Esplanada dos Ministérios: Lula quer evitar paralisia de programas do governo 2024 com eventual mudança da meta fiscal (Marcelo Casal Jr/Agência Brasil)
Repórter especial de Macroeconomia
Publicado em 3 de agosto de 2024 às 06h00.
Além de não concordar tecnicamente com a Proposta de Emenda a Constituição (PEC) que transforma o Banco Central (BC) em empresa pública, o governo teme que a aprovação do texto desencadeará uma avalanche de projetos para mudar a natureza jurídica de outros órgãos públicos. A avaliação entre técnicos da equipe econômica é a de que os servidores da autoridade monetária encontraram na PEC uma forma de elevar os próprios salários. Caso aprovada, a mesma solução seria seguida por outras categorias do funcionalismo público.
A PEC, relatada pelo senador Plínio Valério (PSDB-AM) na Comissão de Constituição e Justiça (CCJ), transforma o BC —hoje, uma autarquia que goza de autonomia operacional — em empresa pública e amplia a autonomia da autoridade monetária para financeira, orçamentária e administrativa.
Auxiliares do presidente Luiz Inácio Lula da Silva capturaram um risco nessa mudança. Para eles, o temor é o de que possa haver um impacto fiscal significativo e, ainda, incalculável. Segundo eles, diversas categorias do funcionalismo têm buscado soluções legais para turbinar os próprios salários.
E esse processo de aumento dos salários dos servidores ganhou força após a aprovação das leis que criaram os honorários advocatícios de sucumbência para os advogados públicos que integram as carreiras da Advocacia Geral da União (AGU) e bônus de eficiência para os servidores da Receita Federal.
“Atualmente, como consequência dessas leis, mais de 50% dos advogados da União ganham salários que chegam ao teto constitucional e a outra parte tem vencimentos próximos do limite legal. O mesmo acontece com servidores da Receita. Aprovar a PEC do BC será o precedente para outros pedidos semelhantes ao Congresso, com impacto fiscal significativo e incalculável”, disse um técnico do governo.
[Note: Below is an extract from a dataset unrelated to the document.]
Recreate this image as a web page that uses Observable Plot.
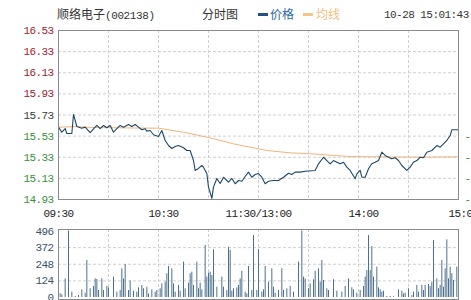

Técnicos da equipe econômica e da ala política do governo afirmaram à EXAME que os servidores do BC, da Receita Federal e AGU compõem a elite do funcionalismo e possuem maior poder de organização associativa e de pressão legítima sobre os parlamentares no Congresso. Com isso, as propostas legais patrocinadas por essas categorias costumam caminhar no Legislativo
Além dos pleitos da elite do funcionalismo, a gestão petista tem enfrentado movimentos grevistas das demais categorias. Uma sinalização no caso do BC, avaliam técnicos do governo, poderia trazer mais reações de outras categorias.
O Sinagências, entidade que representa os servidores públicos das agências de regulação, realizou em 31 de julho e 1º de agosto, uma paralisação geral. Os profissionais das 11 agências reguladoras interromperam serviços essenciais para a economia, como fiscalizações em portos, aeroportos, energia elétrica, água e outros serviços regulados, que representam 60% do Produto Interno Bruto (PIB). O sindicato convocou um ato para 13 de agosto, no dia em que se reunirá com técnicos do governo para debater os pleitos salariais.
No Instituto Nacional do Seguro Social (INSS), o s servidores estão de greve desde 10 de julho. No Instituto Brasileiro do Meio Ambiente e dos Recursos Naturais Renováveis (Ibama), os servidores que estavam em greve foram obrigados pela Justiça a voltar ao trabalho. Entretanto, a categoria segue em operação padrão, com redução do ritmo de trabalho.
Em outra frente, os servidores do Conselho Nacional de Desenvolvimento Científico e Tecnológico (CNPq) aprovaram na semana passada o “estado de greve”, o que indica que a qualquer momento a categoria pode cruzar os braços.
Além da contrariedade do governo, a proposta sobre o BC em tramitação no Congresso sofre resistência de parte dos servidores da própria autoridade monetária. O Sindicato Nacional dos Funcionários do Banco Central (Sinal) promoverá um ato contra a PEC no Senado em 14 de agosto.
Segundo a entidade, a transformação do BC em empresa pode resultar em uma independência total do BC, afastando-o do controle do Executivo, o que poderia favorecer "interesses do capital financeiro em detrimento do controle democrático e da transparência".
“Também seguem latentes os possíveis impactos negativos na vida dos cidadãos, com uma maior fragilidade nos controles, a possibilidade de terceirização de serviços típicos de Estado e a precarização de atividades”, informou o presidente do Sinal, Fabio Faiad.
Por outro lado, a Associação Nacional dos Analistas do BC (ANBCB) defende que a proposta em debate no Congresso representa uma evolução institucional relevante e, se aprovada, beneficiará todo o país.